The Leica M 50mm Summicron APO Asph is close but only in Visible light...

[John Black]

If this is true, then the Canon 85L is an APO lens

 

Some lenses are rumored to be APO's but not have APO's in their formal name - such as the 50 Lux ASPH M. "the 50 lux ASPH is an APO lens, containing an APO correction element. But, he thought the idea of an APO 50 was a bit silly so they never put it on the lens or in any marketing materials." From this interview with Peter Karbe, David Farkas Photography Blog: Photokina 2008 - Day 2 - Taking it easy and getting an education Not saying the 85L is or isn't an APO, but it may be. I don't know.

[henning]

Focussing distance matters. The 90AA performs better at long distances and without floating elements its performance starts breaking down at shorter distances, including its Apo performance.

 

A couple of decades ago, when process cameras were still in common use, some Apo lenses with correction optimized for the three process filters, some lenses were adjustable in their element spacing to allow acceptable performance at a couple of different reproduction ratios. Also, some LF lenses of the time could be ordered in two versions; one for landscape use, and another for close-up work. I used both versions of Apo-Ronars at times. If you used the wrong one, you did not get Apo performance.

[CheshireCat]

Focussing distance matters. The 90AA performs better at long distances and without floating elements its performance starts breaking down at shorter distances, including its Apo performance.

 

The problem is the 90AA has APO issues also at long distances.

 

But I definitely agree with you. I find the 90AA disappointing at short distances.
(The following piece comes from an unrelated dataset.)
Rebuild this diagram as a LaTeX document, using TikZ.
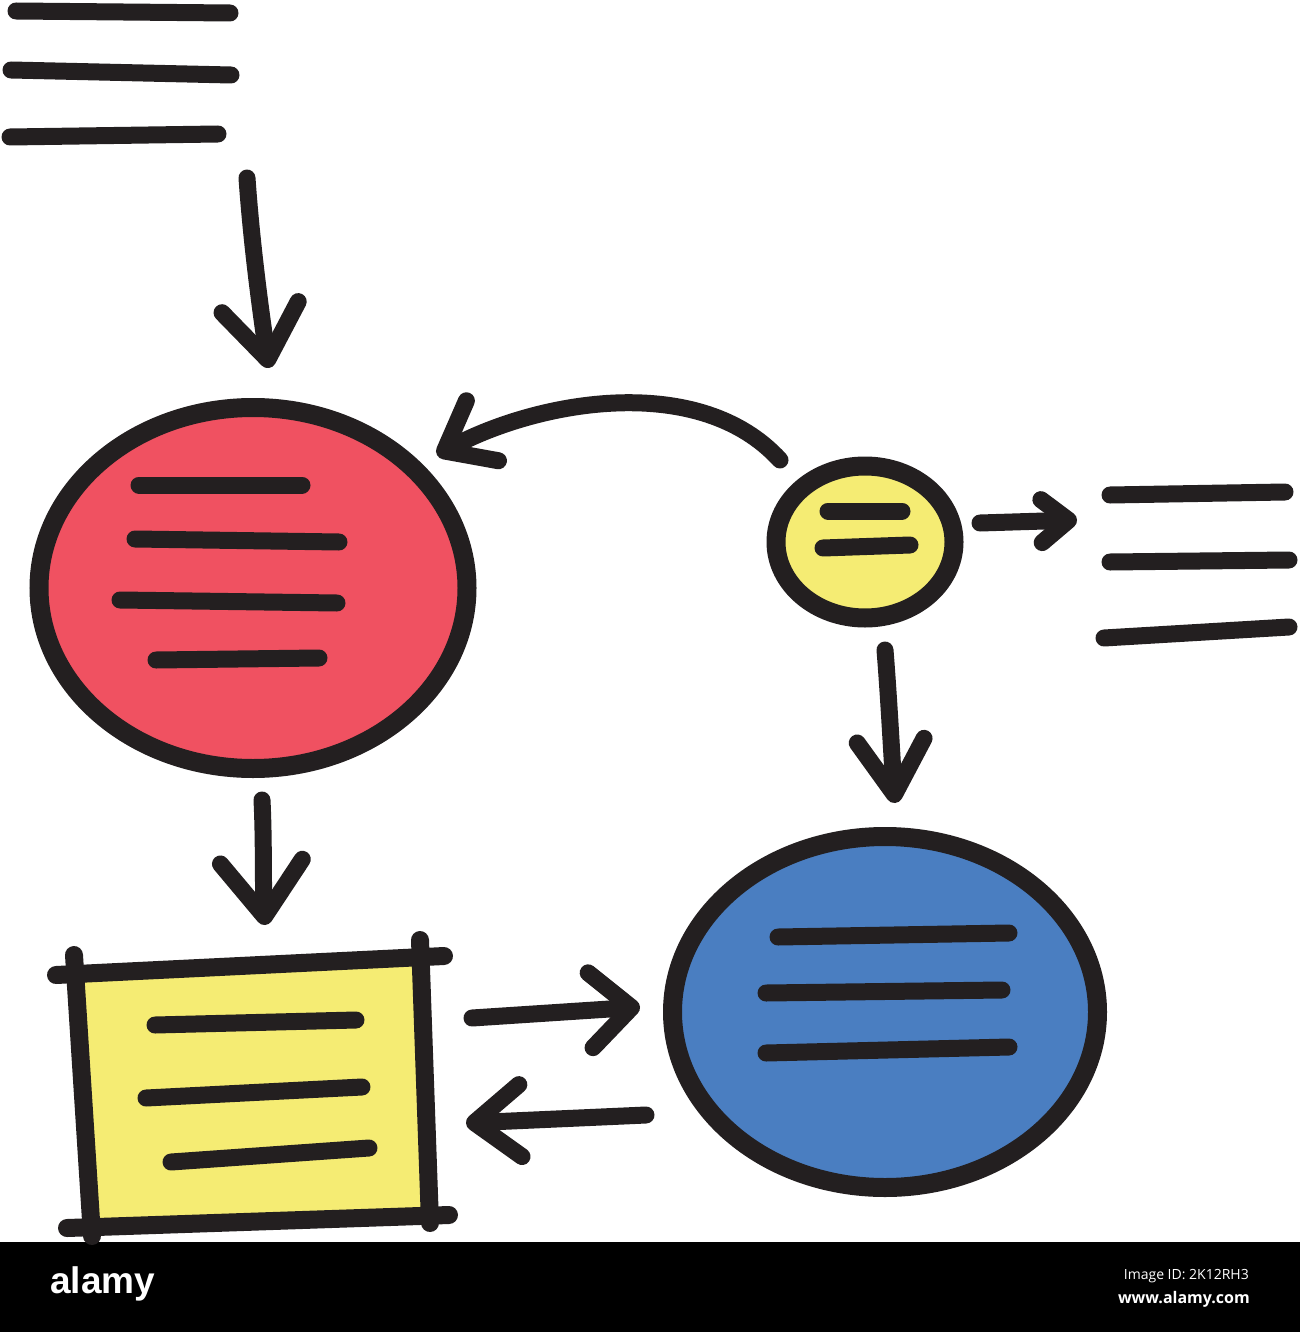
\documentclass[tikz,border=0pt]{standalone}
\usepackage{fontspec}
\newfontfamily\logofont{Liberation Sans}
\newfontfamily\idfont{Open Sans}
\usetikzlibrary{arrows.meta,shapes.geometric}
\definecolor{ink}{HTML}{231F20}
\definecolor{redfill}{HTML}{F05161}
\definecolor{bluefill}{HTML}{4A7EC1}
\definecolor{yelfill}{HTML}{F5EC73}
\begin{document}
\begin{tikzpicture}[x=1pt,y=-1pt,
  inkline/.style={draw=ink,line width=17pt,line cap=round,line join=round},
  blob/.style={ellipse,draw=ink,line width=19pt,inner sep=0pt},
  hd/.style 2 args={inkline,-{Straight Barb[length=#1,width=#2,round]}},
  bartext/.style={text=white,inner sep=0pt}
]
\useasboundingbox (0,0) rectangle (1300,1332);
\fill[black] (0,1242) rectangle (1300,1332);

% top-left text lines
\draw[inkline] (16,11) -- (230,13);
\draw[inkline] (11,70) -- (231,75);
\draw[inkline] (10,137) -- (218,134);

% main shapes
\node[blob,fill=redfill,minimum width=428pt,minimum height=361pt] (red) at (253,588) {};
\node[blob,fill=bluefill,minimum width=425pt,minimum height=351pt] (blue) at (885,1012) {};
\node[blob,fill=yelfill,minimum width=178pt,minimum height=152pt] (small) at (865,542) {};

% square
\coordinate (sq) at (255,1095);
\fill[yelfill] (75,973) -- (421,957) -- (430,1217) -- (90,1228) -- cycle;
\draw[inkline,line width=18pt] (56,975) -- (444,956);
\draw[inkline,line width=18pt] (74,955) -- (92,1236);
\draw[inkline,line width=18pt] (420,940) -- (430,1223);
\draw[inkline,line width=18pt] (67,1228) -- (449,1215);

% lines inside red
\draw[inkline] (139,485) -- (302,485);
\draw[inkline] (135,539) -- (339,542);
\draw[inkline] (120,600) -- (337,603);
\draw[inkline] (156,660) -- (319,658);
% lines inside small
\draw[inkline] (828,511) -- (902,511);
\draw[inkline] (823,548) -- (910,545);
% lines inside blue
\draw[inkline] (778,937) -- (1009,933);
\draw[inkline] (766,993) -- (1002,990);
\draw[inkline] (766,1053) -- (1009,1047);
% lines inside square
\draw[inkline] (155,1025) -- (356,1020);
\draw[inkline] (146,1098) -- (362,1087);
\draw[inkline] (171,1162) -- (369,1148);
% right text lines
\draw[inkline] (1110,495) -- (1285,492);
\draw[inkline] (1110,562) -- (1289,560);
\draw[inkline] (1104,638) -- (1289,627);

% connector end points
\coordinate (a1s) at (247,178);  \coordinate (a1e) at (269,368);
\coordinate (a2s) at (262,800);  \coordinate (a2e) at (265,925);
\coordinate (a3s) at (885,650);  \coordinate (a3e) at (895,803);
\coordinate (a4s) at (980,523);  \coordinate (a4e) at (1077,520);
\coordinate (a5s) at (780,460);  \coordinate (a5e) at (437,455);
\coordinate (a6s) at (472,1018); \coordinate (a6e) at (640,1007);
\coordinate (a7s) at (646,1115); \coordinate (a7e) at (466,1123);

\draw[hd={53pt}{77pt}] (a1s) .. controls (252,250) and (262,320) .. (a1e);
\draw[hd={55pt}{82pt}] (a2s) .. controls (264,840) and (263,890) .. (a2e);
\draw[hd={54pt}{67pt}] (a3s) .. controls (889,700) and (892,760) .. (a3e);
\draw[hd={27pt}{43pt}] (a4s) -- (a4e);
\draw[hd={43pt}{68pt}] (a5s) .. controls (700,372) and (540,400) .. (a5e);
\draw[hd={41pt}{75pt}] (a6s) -- (a6e);
\draw[hd={46pt}{72pt}] (a7s) -- (a7e);

% bottom bar texts
\node[bartext,anchor=base west,font=\logofont\bfseries\fontsize{37}{37}\selectfont] (logo) at (50,1293) {alamy};
\node[bartext,anchor=base east,font=\idfont\fontsize{14}{14}\selectfont] (imgid) at (1249,1279) {Image ID: 2K12RH3};
\node[bartext,anchor=base east,font=\idfont\bfseries\fontsize{16}{16}\selectfont] (url) at (1250,1303) {www.alamy.com};
\end{tikzpicture}
\end{document}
This brings up the new interesting discussion I was talking about in my previous post, regarding performance at short distances.

 

I recommend this very interesting piece from Marco Cavina (you will have to translate from Italian, but it is really worth it):

 

http://www.marcocavina.com/articoli_fotografici/articolo_spostamento_fuoco_brevi_distanze.pdf

 

Be sure to check the real MTF at 2 meters. This is an eye-opener if you were considering the 90AA as a portrait lens.